Essential Techniques and Equipment
The execution of a grading project begins with measurement and calculation to determine the required amount of cut and fill. Surveying tools, ranging from simple line levels and builder’s levels to sophisticated laser levels and GPS-guided systems, are used to establish the existing grade and mark the proposed changes. Stakes are driven into the ground to denote the final elevation points, providing a visual guide for the equipment operators.
For large-scale projects, heavy equipment such as bulldozers and scrapers are employed for rough grading to move vast amounts of earth quickly. These machines are designed to manage the significant forces involved in reshaping large areas of terrain. Smaller-scale or homeowner projects often rely on compact equipment like skid steers, which can be fitted with specialized attachments such as six-way blades or box blades.
Box blades are highly effective for finish grading, using a rear containment box to carry and uniformly spread material across the surface. Many modern box blades and skid steer attachments can be paired with laser-guided systems, where a rotating laser transmitter creates a precise reference plane. A receiver mounted on the blade detects the laser signal and automatically adjusts the blade’s hydraulic height to maintain an accuracy within a quarter-inch of the target grade. After the soil has been moved and shaped, it is mechanically compacted using rollers or plate compactors. This action increases the soil density to prevent future settling, which is a necessary step before pouring concrete or constructing foundations.
Hazards of Improper Grading
Neglecting the grading process or executing it poorly can lead to a range of expensive and long-term problems for a property. The most immediate and noticeable issue is the pooling of water near the home, which often results in basement or crawl space flooding during heavy rain events. When the ground slopes inward toward the foundation, it directs all surface water to the area where it can cause the most damage.
Persistent water saturation of the soil adjacent to the foundation can lead to severe structural damage. As the soil becomes waterlogged, it expands, creating hydrostatic pressure that pushes against the foundation walls. This continuous outward force can cause concrete to crack, bow, or shift, requiring extensive and costly foundation repair. In colder climates, water trapped in the soil can freeze and expand, accelerating the damage to the concrete.

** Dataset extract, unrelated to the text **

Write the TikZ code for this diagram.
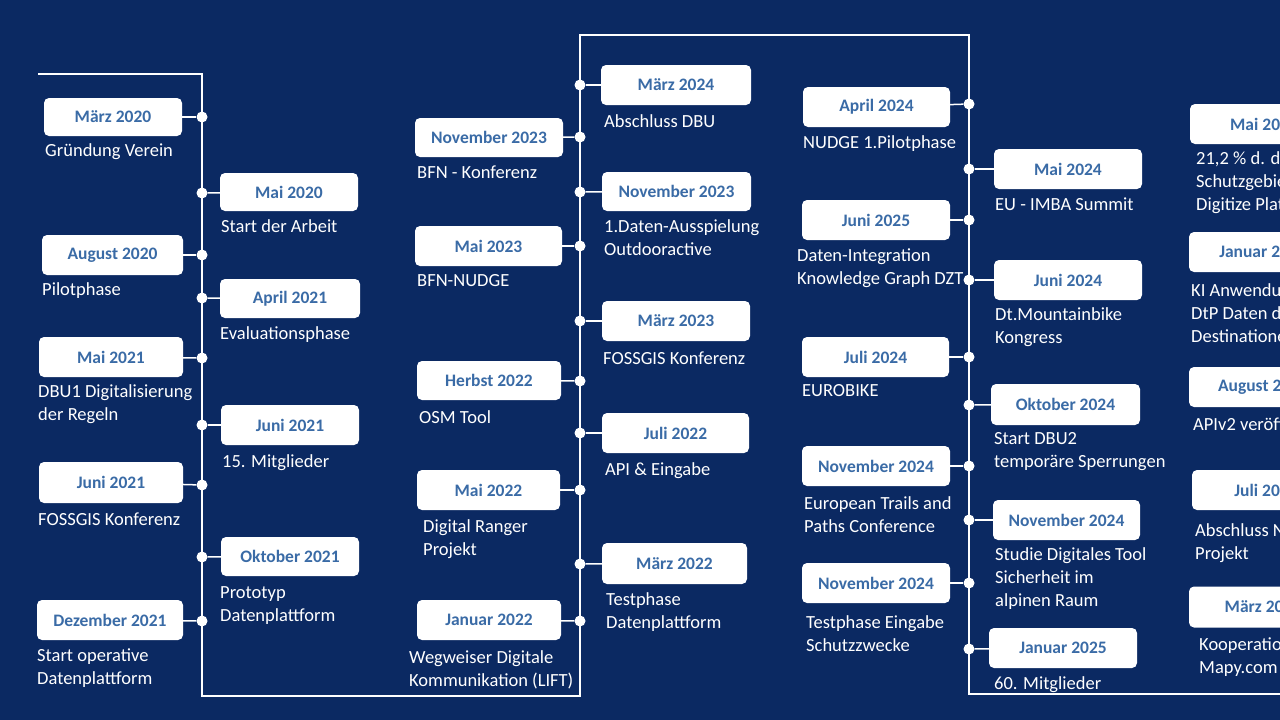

Improper grading also directly contributes to significant soil erosion, as uncontrolled runoff washes away valuable topsoil. This loss of soil can expose tree roots, undermine landscaping, and carry sediment into storm drains or neighboring properties, potentially violating local regulations. Furthermore, poorly compacted or unevenly graded surfaces can lead to the instability and premature failure of paved surfaces, such as driveways and sidewalks, resulting in sinking or cracking that requires frequent repaving.